As you can see, I get all the regions, and loop through them building
up a bunch of subqueries as I go along.

Hopefully this will answer some of your questions. I will try some of
the suggestions later on today (such as placing the distinct clause at
the end) but first I have to go and get some decorating done :-( (yes,
that sound you can hear is the crack of my wife's whip!).

Regards,
Pete

--
I do whatever the Voices tell me to do


From: Stephan Szabo <sszabo(at)megazone23(dot)bigpanda(dot)com>
To: <pete(at)phillipsfamily(dot)freeserve(dot)co(dot)uk>
Cc: <pgsql-sql(at)postgresql(dot)org>, <tgl(at)sss(dot)pgh(dot)pa(dot)us>, <kenzo(at)kennethambrose(dot)com>
Subject: Re: problem with subqueries
Date: 2002-10-06 16:18:19
Message-ID: 20021006090327.Q65664-100000@megazone23.bigpanda.com
Views: Raw Message | Whole Thread | Download mbox | Resend email
Lists: pgsql-sql


On Sun, 6 Oct 2002 pete(at)phillipsfamily(dot)freeserve(dot)co(dot)uk wrote:

> Hi guys. Thanks for the rapid replies so far.
>
> To answer some of the questions:
>
> >you did not indicate an explicit join - or even a "from" clause for that
> >matter- in the example of your create view statement.
>
> My original post was a simplified version. Here is the actual view
> creating statement:
>
> create view monthord as select ord_date, extract (month from ord_date)
> as month, extract (year from ord_date) as year,r_region,
> number_of_items from orders,customer where ccode = codenum;
>
>
> >But it appears to me that you are reinventing the wheel. Isn't this
> >query the equivalent of a grouped aggregation
>
> Yes - but again I was simplifying - I want to run a sub query for each
> region, so I get output like this:
>
> year month Reg1 Reg2 Reg3 Reg4
> ----- ----- ---- ---- ----- ----
> 1999 Jan 20 45 10 27
> 1999 Feb 30 43 18 37
> ...
> 2002 Oct 7 89 60 17
>
> The subquery I have tried to run is actually this (there is probably a
> way to do this all in SQL, but at present I would like to just
> understand why my subqueries take so long).

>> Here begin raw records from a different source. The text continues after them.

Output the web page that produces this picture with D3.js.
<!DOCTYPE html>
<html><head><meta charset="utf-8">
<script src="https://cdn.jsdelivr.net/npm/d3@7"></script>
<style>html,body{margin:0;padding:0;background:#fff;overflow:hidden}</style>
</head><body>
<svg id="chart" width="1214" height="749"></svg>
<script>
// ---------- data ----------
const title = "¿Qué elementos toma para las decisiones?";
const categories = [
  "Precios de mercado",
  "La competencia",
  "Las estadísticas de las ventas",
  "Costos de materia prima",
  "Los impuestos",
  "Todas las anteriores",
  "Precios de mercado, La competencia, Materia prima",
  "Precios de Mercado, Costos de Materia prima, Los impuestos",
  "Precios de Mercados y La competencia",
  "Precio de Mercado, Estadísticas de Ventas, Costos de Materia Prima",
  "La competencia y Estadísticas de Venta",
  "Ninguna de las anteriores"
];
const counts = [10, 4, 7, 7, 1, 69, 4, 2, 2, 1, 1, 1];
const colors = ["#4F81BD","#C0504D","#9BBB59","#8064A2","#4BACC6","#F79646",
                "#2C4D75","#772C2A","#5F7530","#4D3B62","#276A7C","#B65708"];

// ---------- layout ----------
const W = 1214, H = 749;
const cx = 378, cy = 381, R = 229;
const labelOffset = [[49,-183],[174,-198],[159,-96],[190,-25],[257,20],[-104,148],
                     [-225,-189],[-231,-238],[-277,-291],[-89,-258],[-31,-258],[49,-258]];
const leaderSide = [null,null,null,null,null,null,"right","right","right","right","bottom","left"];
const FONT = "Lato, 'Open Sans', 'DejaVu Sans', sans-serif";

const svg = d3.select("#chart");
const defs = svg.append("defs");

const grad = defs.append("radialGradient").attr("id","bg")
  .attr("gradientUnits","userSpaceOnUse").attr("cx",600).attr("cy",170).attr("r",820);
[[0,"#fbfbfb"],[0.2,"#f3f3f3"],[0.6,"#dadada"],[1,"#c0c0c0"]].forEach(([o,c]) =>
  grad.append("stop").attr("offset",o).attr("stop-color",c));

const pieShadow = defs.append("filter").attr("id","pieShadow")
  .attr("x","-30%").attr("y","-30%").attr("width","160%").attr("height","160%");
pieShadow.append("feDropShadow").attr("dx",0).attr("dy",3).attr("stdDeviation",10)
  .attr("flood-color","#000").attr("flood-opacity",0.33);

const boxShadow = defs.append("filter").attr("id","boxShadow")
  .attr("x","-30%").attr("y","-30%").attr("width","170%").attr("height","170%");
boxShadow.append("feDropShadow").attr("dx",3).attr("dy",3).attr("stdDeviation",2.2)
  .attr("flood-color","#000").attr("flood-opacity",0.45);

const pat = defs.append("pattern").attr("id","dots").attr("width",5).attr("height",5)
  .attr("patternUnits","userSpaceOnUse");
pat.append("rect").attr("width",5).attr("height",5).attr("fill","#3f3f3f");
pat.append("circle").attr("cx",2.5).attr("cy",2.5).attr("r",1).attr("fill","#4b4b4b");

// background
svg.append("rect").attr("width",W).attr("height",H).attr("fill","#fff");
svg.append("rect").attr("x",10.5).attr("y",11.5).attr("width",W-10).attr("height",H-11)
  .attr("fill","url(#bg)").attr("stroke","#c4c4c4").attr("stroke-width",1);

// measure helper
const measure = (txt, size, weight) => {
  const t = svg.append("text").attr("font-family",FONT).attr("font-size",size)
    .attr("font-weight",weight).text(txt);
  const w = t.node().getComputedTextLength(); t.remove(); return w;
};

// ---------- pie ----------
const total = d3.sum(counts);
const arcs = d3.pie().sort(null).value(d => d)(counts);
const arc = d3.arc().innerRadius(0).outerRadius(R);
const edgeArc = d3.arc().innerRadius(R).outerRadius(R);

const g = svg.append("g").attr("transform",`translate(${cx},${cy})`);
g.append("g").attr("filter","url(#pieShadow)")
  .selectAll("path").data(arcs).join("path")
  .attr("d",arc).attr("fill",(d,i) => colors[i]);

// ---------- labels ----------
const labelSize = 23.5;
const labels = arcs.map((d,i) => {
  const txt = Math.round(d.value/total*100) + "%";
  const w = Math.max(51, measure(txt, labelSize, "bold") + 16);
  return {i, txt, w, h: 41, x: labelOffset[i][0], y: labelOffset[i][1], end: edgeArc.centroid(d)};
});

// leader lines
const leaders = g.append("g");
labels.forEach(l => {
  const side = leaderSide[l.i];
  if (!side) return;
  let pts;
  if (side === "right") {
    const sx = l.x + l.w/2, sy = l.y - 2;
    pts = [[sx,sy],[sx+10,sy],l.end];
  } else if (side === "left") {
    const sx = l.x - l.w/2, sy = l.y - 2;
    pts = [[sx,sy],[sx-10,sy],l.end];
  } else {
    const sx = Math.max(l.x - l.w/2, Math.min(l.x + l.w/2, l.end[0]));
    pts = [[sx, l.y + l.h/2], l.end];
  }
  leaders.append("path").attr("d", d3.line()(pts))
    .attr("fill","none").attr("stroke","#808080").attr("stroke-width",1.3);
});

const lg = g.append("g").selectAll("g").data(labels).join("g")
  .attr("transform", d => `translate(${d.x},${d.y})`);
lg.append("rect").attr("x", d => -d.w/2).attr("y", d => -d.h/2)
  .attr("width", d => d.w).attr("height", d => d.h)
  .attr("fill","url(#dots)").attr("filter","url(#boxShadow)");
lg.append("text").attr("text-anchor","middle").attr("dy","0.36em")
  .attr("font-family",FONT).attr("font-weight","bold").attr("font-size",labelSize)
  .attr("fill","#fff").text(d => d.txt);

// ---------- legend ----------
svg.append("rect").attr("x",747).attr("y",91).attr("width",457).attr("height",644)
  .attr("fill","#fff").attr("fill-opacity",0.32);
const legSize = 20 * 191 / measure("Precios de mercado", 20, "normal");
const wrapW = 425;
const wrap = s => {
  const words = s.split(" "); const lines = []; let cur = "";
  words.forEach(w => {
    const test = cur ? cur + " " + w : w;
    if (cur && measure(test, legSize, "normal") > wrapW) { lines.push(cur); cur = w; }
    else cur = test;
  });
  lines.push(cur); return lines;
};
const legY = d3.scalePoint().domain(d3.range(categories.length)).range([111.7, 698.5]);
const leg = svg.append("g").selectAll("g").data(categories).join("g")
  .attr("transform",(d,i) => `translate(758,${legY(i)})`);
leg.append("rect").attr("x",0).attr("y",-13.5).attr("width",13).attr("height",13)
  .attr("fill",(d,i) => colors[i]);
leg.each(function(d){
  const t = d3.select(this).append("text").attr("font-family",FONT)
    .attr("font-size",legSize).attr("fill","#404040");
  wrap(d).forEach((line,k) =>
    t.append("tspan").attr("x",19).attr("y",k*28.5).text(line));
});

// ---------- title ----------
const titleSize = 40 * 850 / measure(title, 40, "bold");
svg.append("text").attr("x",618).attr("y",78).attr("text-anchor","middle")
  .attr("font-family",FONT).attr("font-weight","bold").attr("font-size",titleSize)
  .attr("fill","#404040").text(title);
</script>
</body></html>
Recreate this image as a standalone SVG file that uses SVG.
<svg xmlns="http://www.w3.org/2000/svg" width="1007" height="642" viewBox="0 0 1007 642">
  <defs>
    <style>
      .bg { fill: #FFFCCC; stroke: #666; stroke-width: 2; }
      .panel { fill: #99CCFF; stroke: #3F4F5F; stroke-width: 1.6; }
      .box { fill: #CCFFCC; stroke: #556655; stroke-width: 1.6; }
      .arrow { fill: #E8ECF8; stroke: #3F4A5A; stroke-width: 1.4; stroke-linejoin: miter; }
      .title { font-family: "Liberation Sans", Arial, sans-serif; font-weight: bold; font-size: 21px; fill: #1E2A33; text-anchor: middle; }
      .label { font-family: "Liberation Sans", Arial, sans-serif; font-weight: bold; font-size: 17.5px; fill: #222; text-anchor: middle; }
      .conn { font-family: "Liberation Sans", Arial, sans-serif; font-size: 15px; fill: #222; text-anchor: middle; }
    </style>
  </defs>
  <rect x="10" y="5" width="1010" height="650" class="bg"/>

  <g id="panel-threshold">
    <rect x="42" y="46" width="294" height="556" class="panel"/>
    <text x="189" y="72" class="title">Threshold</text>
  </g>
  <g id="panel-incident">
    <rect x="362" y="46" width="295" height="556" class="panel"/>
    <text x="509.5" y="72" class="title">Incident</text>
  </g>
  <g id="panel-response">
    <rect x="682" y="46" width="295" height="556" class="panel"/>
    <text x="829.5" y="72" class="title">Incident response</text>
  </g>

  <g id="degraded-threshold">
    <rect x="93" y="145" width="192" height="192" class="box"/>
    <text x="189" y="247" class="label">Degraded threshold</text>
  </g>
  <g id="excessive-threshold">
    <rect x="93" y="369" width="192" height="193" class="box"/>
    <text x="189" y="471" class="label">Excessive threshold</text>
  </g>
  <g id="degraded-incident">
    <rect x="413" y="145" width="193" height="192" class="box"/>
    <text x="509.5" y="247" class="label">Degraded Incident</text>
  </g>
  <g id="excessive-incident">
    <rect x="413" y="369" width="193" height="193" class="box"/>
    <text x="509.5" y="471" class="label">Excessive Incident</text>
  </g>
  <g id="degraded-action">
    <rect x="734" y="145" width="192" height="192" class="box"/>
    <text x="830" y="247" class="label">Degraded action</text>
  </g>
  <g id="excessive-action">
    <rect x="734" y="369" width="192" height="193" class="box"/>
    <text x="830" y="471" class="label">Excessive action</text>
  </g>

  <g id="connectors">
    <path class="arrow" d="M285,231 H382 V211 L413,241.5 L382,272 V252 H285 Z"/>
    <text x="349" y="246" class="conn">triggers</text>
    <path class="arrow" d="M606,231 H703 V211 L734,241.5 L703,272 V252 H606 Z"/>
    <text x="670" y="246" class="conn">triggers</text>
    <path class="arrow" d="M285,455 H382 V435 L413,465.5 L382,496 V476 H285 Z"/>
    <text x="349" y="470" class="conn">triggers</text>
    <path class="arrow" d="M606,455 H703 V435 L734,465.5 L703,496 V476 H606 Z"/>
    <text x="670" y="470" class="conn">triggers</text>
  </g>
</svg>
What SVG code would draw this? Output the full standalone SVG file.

Well, you're running <n> subqueries for each row in monthcustomer
because the distinct happens afterwards in your query. So if you've
got 4 regions and 1 total and 100,000 rows in monthcustomer, you're
looking at something on the order of 500,000 subqueries. Doing the
distinct before that step should lower the number to
((#year/month combinations) * (#regions+1)).

In any case, you may be better off with one of:

a) Doing something programatic to turn a result set like:
year|month|region|value
1999|Jan |1 |20
1999|Jan |2 |45
...
into the form you want. The above can be gotten by group by
probably and would require no subqueries.

b) Keeping a summary table that you update via triggers. This
requires a bit of work to get the triggers, but it probably
makes the query faster.